■ Problem statement ■
Find each line with the word "figure" and copy it.

■ Data block ■
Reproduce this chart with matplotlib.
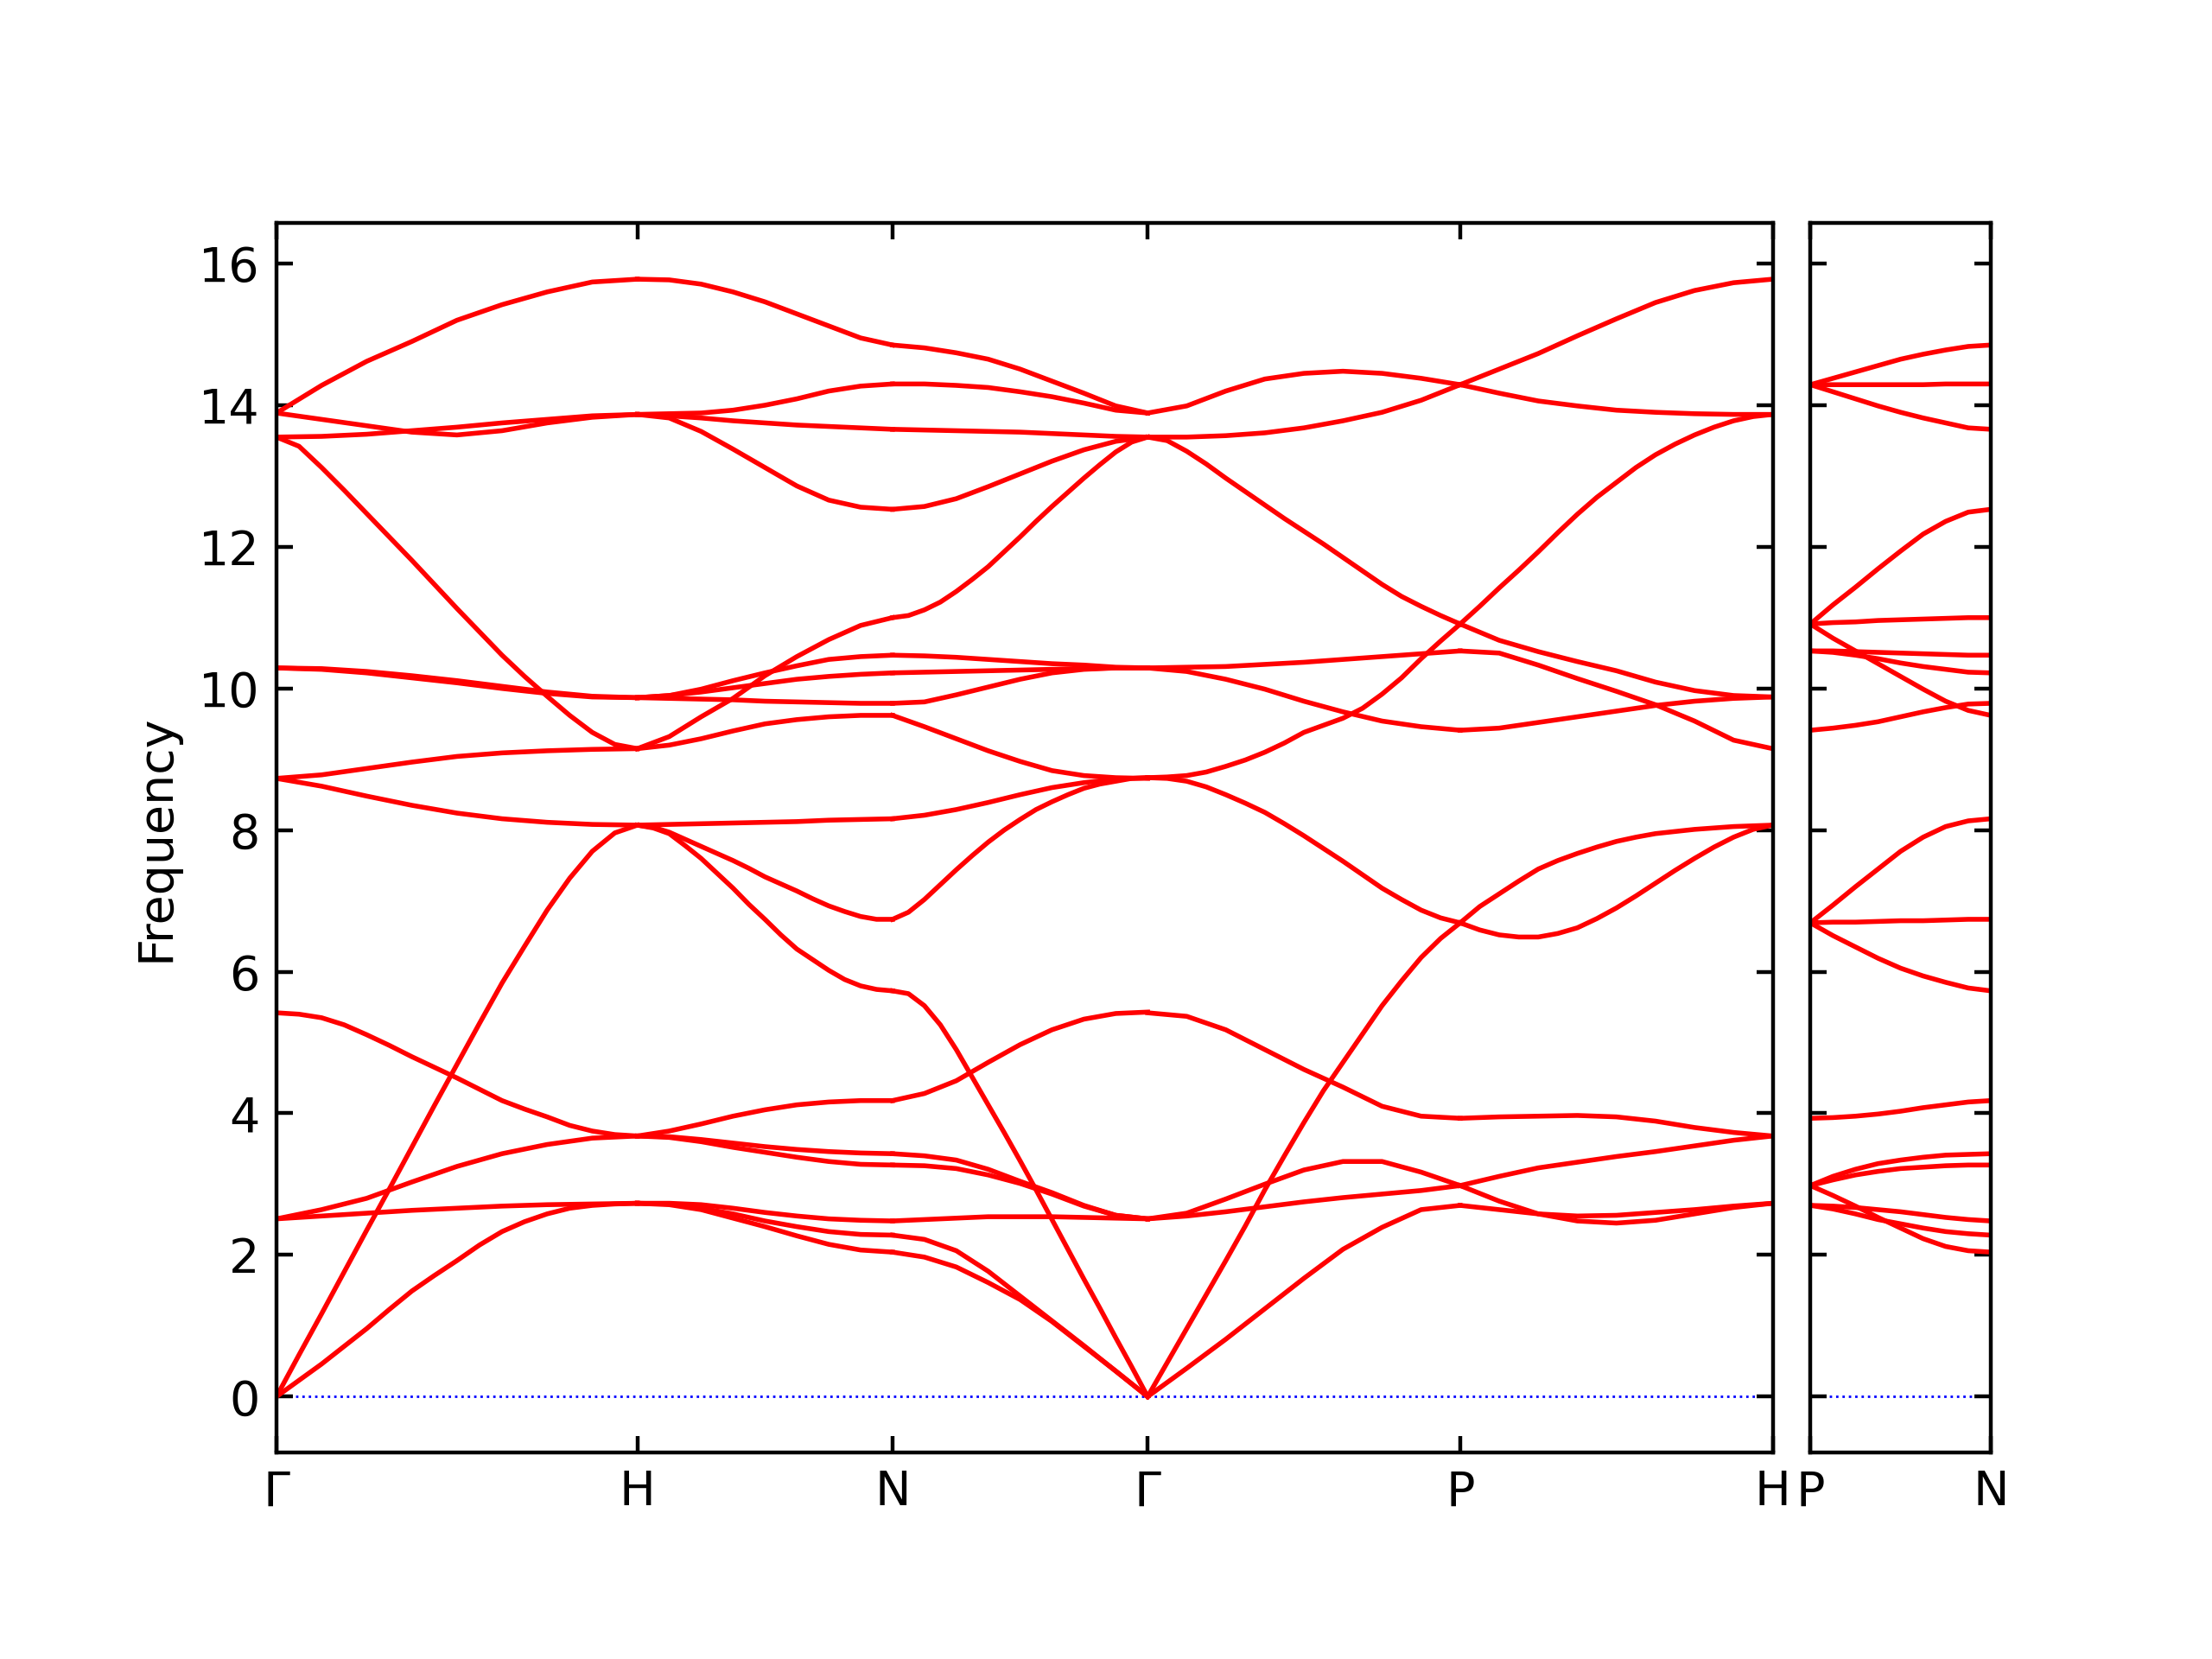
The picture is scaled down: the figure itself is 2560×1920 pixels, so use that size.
import numpy as np
import matplotlib
matplotlib.use("Agg")
import matplotlib.pyplot as plt

# high-symmetry path of the bcc zone (lengths in 2pi/a)
labels_main = ['Γ', 'H', 'N', 'Γ', 'P', 'H']
labels_side = ['P', 'N']
seg_main = [1.0, 0.7071, 0.7071, 0.8660, 0.8660]
seg_side = [0.5]

# frequencies read along each segment; every branch is sampled at evenly
# spaced q-points (9, or 17 for the strongly curved ones)
gamma_h = [
    [13.89, 14.28, 14.62, 14.90, 15.20, 15.42, 15.60, 15.74, 15.78],
    [13.89, 13.80, 13.71, 13.62, 13.58, 13.64, 13.75, 13.83, 13.87],
    [13.55, 13.56, 13.59, 13.64, 13.69, 13.75, 13.80, 13.85, 13.87],
    [13.55, 13.42, 13.12, 12.80, 12.47, 12.14, 11.81, 11.47, 11.13,
     10.80, 10.47, 10.17, 9.89, 9.62, 9.38, 9.21, 9.15],
    [10.29, 10.28, 10.24, 10.18, 10.11, 10.03, 9.95, 9.89, 9.87],
    [10.29, 10.27, 10.22, 10.15, 10.08, 10.00, 9.93, 9.88, 9.87],
    [8.73, 8.78, 8.87, 8.96, 9.04, 9.09, 9.12, 9.14, 9.15],
    [8.73, 8.62, 8.48, 8.35, 8.24, 8.16, 8.11, 8.08, 8.07],
    [0.00, 0.59, 1.17, 1.76, 2.35, 2.93, 3.52, 4.11, 4.69,
     5.27, 5.84, 6.36, 6.87, 7.32, 7.70, 7.96, 8.07],
    [5.42, 5.40, 5.35, 5.25, 5.11, 4.96, 4.80, 4.65, 4.50,
     4.34, 4.18, 4.06, 3.95, 3.83, 3.75, 3.70, 3.68],
    [2.51, 2.64, 2.80, 3.03, 3.25, 3.43, 3.56, 3.65, 3.68],
    [2.51, 2.55, 2.59, 2.63, 2.66, 2.69, 2.71, 2.72, 2.73],
    [0.00, 0.23, 0.46, 0.71, 0.96, 1.23, 1.49, 1.71, 1.92,
     2.14, 2.33, 2.47, 2.58, 2.66, 2.70, 2.72, 2.73],
]

h_n = [
    [15.78, 15.77, 15.71, 15.60, 15.46, 15.29, 15.12, 14.95, 14.85],
    [13.87, 13.88, 13.89, 13.93, 14.00, 14.09, 14.20, 14.27, 14.30],
    [13.87, 13.85, 13.82, 13.78, 13.75, 13.72, 13.70, 13.68, 13.66],
    [13.87, 13.82, 13.63, 13.38, 13.12, 12.86, 12.66, 12.56, 12.53],
    [9.15, 9.32, 9.60, 9.86, 10.18, 10.45, 10.69, 10.89, 11.00],
    [9.87, 9.90, 9.99, 10.11, 10.22, 10.32, 10.41, 10.45, 10.47],
    [9.87, 9.90, 9.95, 10.01, 10.07, 10.13, 10.17, 10.20, 10.22],
    [9.87, 9.86, 9.85, 9.84, 9.82, 9.81, 9.80, 9.79, 9.79],
    [9.15, 9.20, 9.29, 9.40, 9.50, 9.56, 9.60, 9.62, 9.62],
    [8.07, 8.08, 8.09, 8.10, 8.11, 8.12, 8.14, 8.15, 8.16],
    [8.07, 8.04, 7.97, 7.87, 7.77, 7.67, 7.57, 7.46, 7.34,
     7.24, 7.14, 7.03, 6.93, 6.85, 6.78, 6.74, 6.74],
    [8.07, 8.03, 7.95, 7.78, 7.60, 7.39, 7.18, 6.95, 6.74,
     6.52, 6.32, 6.17, 6.02, 5.89, 5.80, 5.75, 5.73],
    [3.68, 3.75, 3.85, 3.96, 4.05, 4.12, 4.16, 4.18, 4.18],
    [3.68, 3.67, 3.63, 3.58, 3.53, 3.49, 3.46, 3.44, 3.43],
    [3.68, 3.66, 3.60, 3.52, 3.45, 3.38, 3.32, 3.28, 3.27],
    [2.73, 2.73, 2.71, 2.66, 2.60, 2.55, 2.51, 2.49, 2.48],
    [2.73, 2.72, 2.66, 2.58, 2.48, 2.40, 2.33, 2.29, 2.28],
    [2.73, 2.71, 2.64, 2.52, 2.40, 2.27, 2.15, 2.07, 2.04],
]

n_gamma = [
    [14.85, 14.81, 14.74, 14.65, 14.51, 14.34, 14.17, 13.99, 13.89],
    [14.30, 14.30, 14.28, 14.25, 14.19, 14.12, 14.03, 13.93, 13.89],
    [13.66, 13.65, 13.64, 13.63, 13.62, 13.60, 13.58, 13.56, 13.55],
    [12.53, 12.57, 12.68, 12.85, 13.03, 13.21, 13.37, 13.49, 13.55],
    [11.00, 11.03, 11.11, 11.22, 11.37, 11.54, 11.72, 11.93, 12.14,
     12.36, 12.57, 12.77, 12.97, 13.16, 13.34, 13.48, 13.55],
    [10.47, 10.46, 10.44, 10.41, 10.38, 10.35, 10.33, 10.30, 10.29],
    [10.22, 10.23, 10.24, 10.25, 10.26, 10.27, 10.28, 10.29, 10.29],
    [9.79, 9.81, 9.91, 10.02, 10.13, 10.22, 10.27, 10.29, 10.29],
    [9.62, 9.46, 9.29, 9.12, 8.97, 8.84, 8.77, 8.74, 8.73],
    [8.16, 8.21, 8.29, 8.39, 8.50, 8.60, 8.67, 8.72, 8.74],
    [6.74, 6.84, 7.02, 7.23, 7.44, 7.64, 7.83, 8.00, 8.15,
     8.29, 8.40, 8.50, 8.59, 8.65, 8.69, 8.73, 8.74],
    [5.73, 5.69, 5.52, 5.25, 4.90, 4.51, 4.12, 3.73, 3.33,
     2.92, 2.50, 2.08, 1.66, 1.25, 0.83, 0.42, 0.00],
    [4.18, 4.28, 4.46, 4.72, 4.97, 5.18, 5.33, 5.41, 5.43],
    [3.43, 3.40, 3.34, 3.21, 3.04, 2.88, 2.70, 2.56, 2.51],
    [3.27, 3.26, 3.22, 3.13, 3.01, 2.86, 2.69, 2.56, 2.51],
    [2.48, 2.50, 2.52, 2.54, 2.54, 2.54, 2.53, 2.52, 2.51],
    [2.28, 2.22, 2.06, 1.77, 1.42, 1.07, 0.72, 0.36, 0.00],
    [2.04, 1.97, 1.83, 1.61, 1.37, 1.06, 0.71, 0.36, 0.00],
]

gamma_p = [
    [13.89, 13.99, 14.20, 14.37, 14.45, 14.48, 14.45, 14.38, 14.29],
    [13.55, 13.55, 13.57, 13.61, 13.68, 13.78, 13.90, 14.07, 14.29],
    [13.55, 13.50, 13.35, 13.17, 12.97, 12.78, 12.59, 12.40, 12.22,
     12.04, 11.85, 11.66, 11.47, 11.30, 11.16, 11.03, 10.91],
    [8.74, 8.75, 8.77, 8.82, 8.90, 8.99, 9.10, 9.23, 9.38,
     9.48, 9.58, 9.72, 9.92, 10.15, 10.42, 10.67, 10.91],
    [10.29, 10.30, 10.31, 10.34, 10.37, 10.41, 10.45, 10.49, 10.53],
    [10.29, 10.24, 10.13, 9.99, 9.82, 9.67, 9.54, 9.46, 9.41],
    [8.74, 8.73, 8.69, 8.61, 8.50, 8.38, 8.25, 8.09, 7.92,
     7.74, 7.56, 7.37, 7.18, 7.02, 6.87, 6.76, 6.69],
    [5.42, 5.37, 5.18, 4.90, 4.62, 4.37, 4.10, 3.96, 3.93],
    [0.00, 0.48, 0.96, 1.44, 1.92, 2.41, 2.92, 3.40, 3.87,
     4.32, 4.72, 5.12, 5.52, 5.87, 6.20, 6.47, 6.69],
    [2.51, 2.59, 2.79, 3.00, 3.20, 3.32, 3.32, 3.17, 2.98],
    [2.51, 2.55, 2.61, 2.68, 2.75, 2.81, 2.86, 2.91, 2.98],
    [0.00, 0.40, 0.81, 1.24, 1.67, 2.08, 2.39, 2.64, 2.70],
]

p_h = [
    [14.29, 14.51, 14.73, 14.98, 15.22, 15.45, 15.62, 15.73, 15.78],
    [14.29, 14.17, 14.06, 13.99, 13.93, 13.90, 13.88, 13.87, 13.87],
    [10.91, 11.16, 11.42, 11.67, 11.93, 12.20, 12.46, 12.70, 12.91,
     13.12, 13.30, 13.45, 13.58, 13.69, 13.78, 13.84, 13.87],
    [10.91, 10.68, 10.52, 10.38, 10.25, 10.09, 9.97, 9.90, 9.88],
    [10.53, 10.50, 10.33, 10.14, 9.96, 9.77, 9.54, 9.27, 9.15],
    [9.41, 9.44, 9.52, 9.60, 9.68, 9.76, 9.82, 9.86, 9.88],
    [6.69, 6.92, 7.10, 7.28, 7.45, 7.57, 7.67, 7.76, 7.84,
     7.90, 7.95, 7.98, 8.01, 8.03, 8.05, 8.06, 8.07],
    [6.69, 6.59, 6.52, 6.49, 6.49, 6.54, 6.62, 6.75, 6.90,
     7.07, 7.25, 7.43, 7.60, 7.76, 7.90, 8.01, 8.07],
    [3.93, 3.95, 3.96, 3.97, 3.95, 3.89, 3.80, 3.73, 3.68],
    [2.98, 3.11, 3.23, 3.31, 3.39, 3.46, 3.54, 3.62, 3.68],
    [2.98, 2.76, 2.58, 2.48, 2.45, 2.49, 2.58, 2.67, 2.73],
    [2.70, 2.64, 2.58, 2.55, 2.56, 2.60, 2.64, 2.69, 2.73],
]

p_n = [
    [14.29, 14.38, 14.47, 14.56, 14.65, 14.72, 14.78, 14.83, 14.85],
    [14.29, 14.29, 14.29, 14.29, 14.29, 14.29, 14.30, 14.30, 14.30],
    [14.29, 14.19, 14.09, 13.99, 13.90, 13.82, 13.75, 13.68, 13.66],
    [10.91, 11.18, 11.43, 11.69, 11.94, 12.18, 12.36, 12.49, 12.53],
    [10.91, 10.93, 10.94, 10.96, 10.97, 10.98, 10.99, 11.00, 11.00],
    [10.91, 10.71, 10.53, 10.35, 10.17, 9.99, 9.82, 9.69, 9.62],
    [10.53, 10.53, 10.52, 10.51, 10.50, 10.49, 10.48, 10.47, 10.47],
    [10.53, 10.51, 10.47, 10.42, 10.36, 10.31, 10.27, 10.23, 10.22],
    [9.41, 9.44, 9.48, 9.53, 9.60, 9.67, 9.73, 9.78, 9.79],
    [6.69, 6.94, 7.20, 7.45, 7.70, 7.90, 8.05, 8.13, 8.16],
    [6.69, 6.70, 6.70, 6.71, 6.72, 6.72, 6.73, 6.74, 6.74],
    [6.69, 6.51, 6.35, 6.19, 6.05, 5.94, 5.85, 5.77, 5.73],
    [3.93, 3.94, 3.96, 3.99, 4.03, 4.08, 4.12, 4.16, 4.18],
    [2.98, 3.11, 3.21, 3.29, 3.34, 3.38, 3.41, 3.42, 3.43],
    [2.98, 3.06, 3.13, 3.18, 3.22, 3.24, 3.26, 3.27, 3.27],
    [2.98, 2.84, 2.69, 2.53, 2.38, 2.23, 2.12, 2.06, 2.04],
    [2.70, 2.69, 2.67, 2.64, 2.61, 2.57, 2.53, 2.50, 2.48],
    [2.70, 2.65, 2.58, 2.50, 2.44, 2.38, 2.33, 2.30, 2.28],
]


def draw_path(ax, segments, lengths, labels):
    start = 0.0
    for bands, length in zip(segments, lengths):
        for band in bands:
            q = np.linspace(start, start + length, len(band))
            ax.plot(q, band, 'r-', linewidth=1)
        start += length
    ticks = np.concatenate([[0.0], np.cumsum(lengths)])
    ax.axhline(0, linestyle=':', linewidth=0.5, color='b', zorder=0)
    ax.set_xlim(0, ticks[-1])
    ax.set_xticks(ticks)
    ax.set_xticklabels(labels)
    ax.tick_params(axis='both', which='both', direction='in',
                   top=True, right=True)


fig = plt.figure(figsize=(6.4, 4.8), dpi=400)
gs = fig.add_gridspec(1, 2, width_ratios=[sum(seg_main), sum(seg_side)],
                      wspace=0.045, left=0.125, right=0.9,
                      bottom=0.1245, top=0.8654)
ax1 = fig.add_subplot(gs[0])
ax2 = fig.add_subplot(gs[1], sharey=ax1)

draw_path(ax1, [gamma_h, h_n, n_gamma, gamma_p, p_h], seg_main, labels_main)
draw_path(ax2, [p_n], seg_side, labels_side)
ax2.tick_params(labelleft=False)

ax1.set_ylabel('Frequency')

fig.savefig('out.png', dpi=400)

■ Task answer ■
The picture is scaled down: the figure itself is 2560×1920 pixels, so use that size.
fig = plt.figure(figsize=(6.4, 4.8), dpi=400)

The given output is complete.